Advanced Considerations for Nonstandard Tanks

Some tanks include internal columns, heating coils, or mixers that displace volume. In that case you should subtract the volume occupied by those structures before dividing by 231. The easiest approach is to measure their cross sectional area and subtract it from the overall base area. For example, a cylindrical tank containing a 10 inch diameter agitator column would reduce the base area by 78.54 square inches, lowering the gallons per inch by 0.34 gal/in. Another scenario involves slightly conical roofs or floors. If the deviation is small, many facilities treat the tank as uniform and note a potential error margin. For precise accounting, break the tank into stacked segments with known areas and compute gallons per inch for each segment separately.

Temperature also changes volume. Petroleum products can expand or contract by roughly 0.0004 per degree Fahrenheit. While this effect is negligible for per inch calculations of water-based systems, it matters when reconciling large fuel inventories. Documenting the product temperature during measurement helps you align with American Petroleum Institute correction factors if required.

Best Practices to Maintain Reliable Charts

  • Inspect the tank interior annually to confirm that coatings or sludge have not reduced usable dimensions.
  • Re-measure after any structural repair, liner installation, or relocation.
  • Store printed copies of your gallons per inch tables near the tank gauge for first responders.
  • Integrate the data into supervisory control and data acquisition (SCADA) systems so alarms translate inches into gallons automatically.
  • Train staff using hands-on exercises that mirror the calculator above to build intuition.

Institutional knowledge can fade when a veteran operator retires. Documented best practices ensure that the next team does not have to rediscover the correct math under pressure.

Troubleshooting Discrepancies

When your calculated gallons per inch do not match delivery receipts or meter readings, investigate in a logical order. First, verify that the level gauge reads true zero when the tank is empty. A float stuck on struts or residue can misreport inches. Second, confirm that the tank is perfectly level; a slight tilt increases the effective area at one end of a rectangular basin, skewing per inch volume. Third, inspect for hidden obstructions. Sometimes contractors add a new suction pipe, reducing cross section without updating drawings. Finally, review the unit conversions. Some teams accidentally measure one dimension in inches and another in centimeters, producing wildly inaccurate results.

Extending the Math to Budgeting and Sustainability

Precise gallons per inch data supports more than compliance. Finance teams use the numbers to forecast purchasing cycles and negotiate volume discounts. Sustainability officers depend on accurate tank levels to calculate greenhouse gas emissions from stored fuels or to track reclaimed water usage. Agricultural extension services such as Penn State Extension water resources teach farmers to monitor irrigation reservoirs with per inch calculations so they can schedule pumping without stressing aquifers.

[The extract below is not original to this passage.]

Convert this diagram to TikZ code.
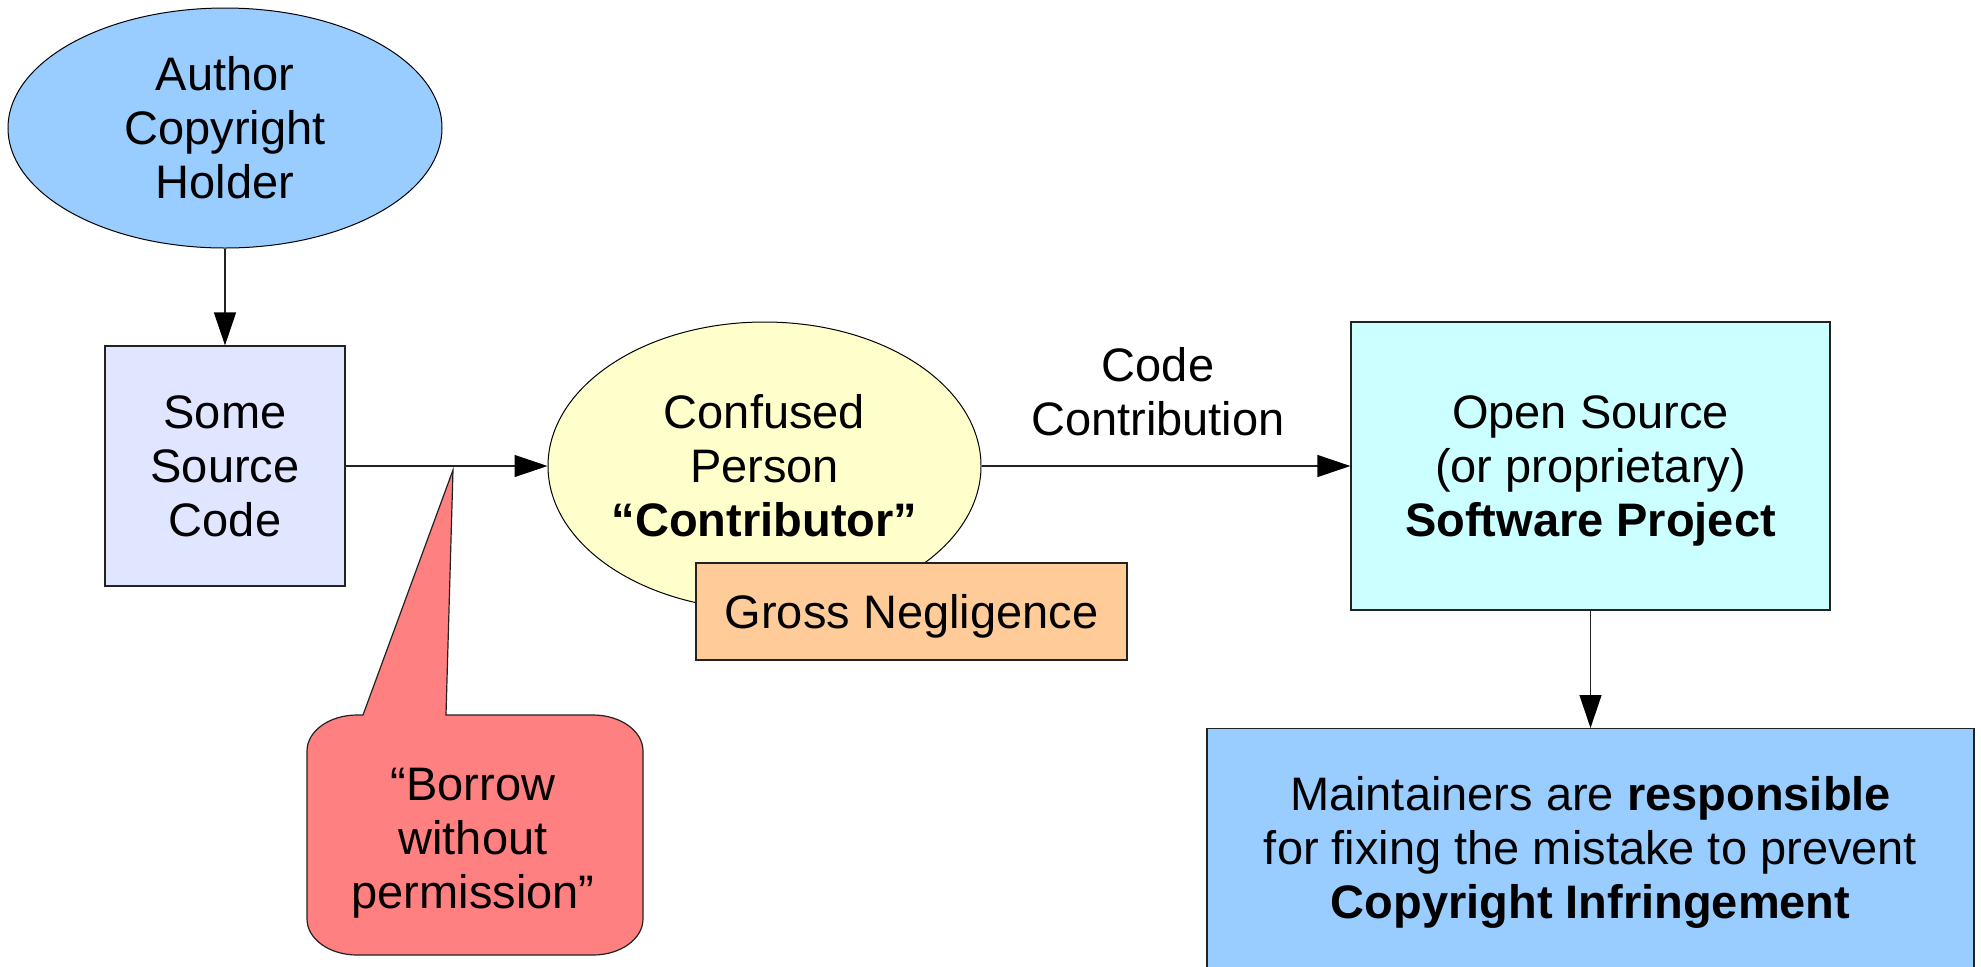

By combining geometrical accuracy with digital dashboards, operations leaders can transform a simple measurement into a strategic asset.

In summary, mastering gallons per inch requires careful measurement, sound geometry, and disciplined recordkeeping. The calculator on this page accelerates the math, but your expertise ensures the numbers remain trustworthy when regulators, auditors, or emergency coordinators ask tough questions. Treat every data point as an opportunity to validate your infrastructure, and your tanks will serve safely and efficiently for decades.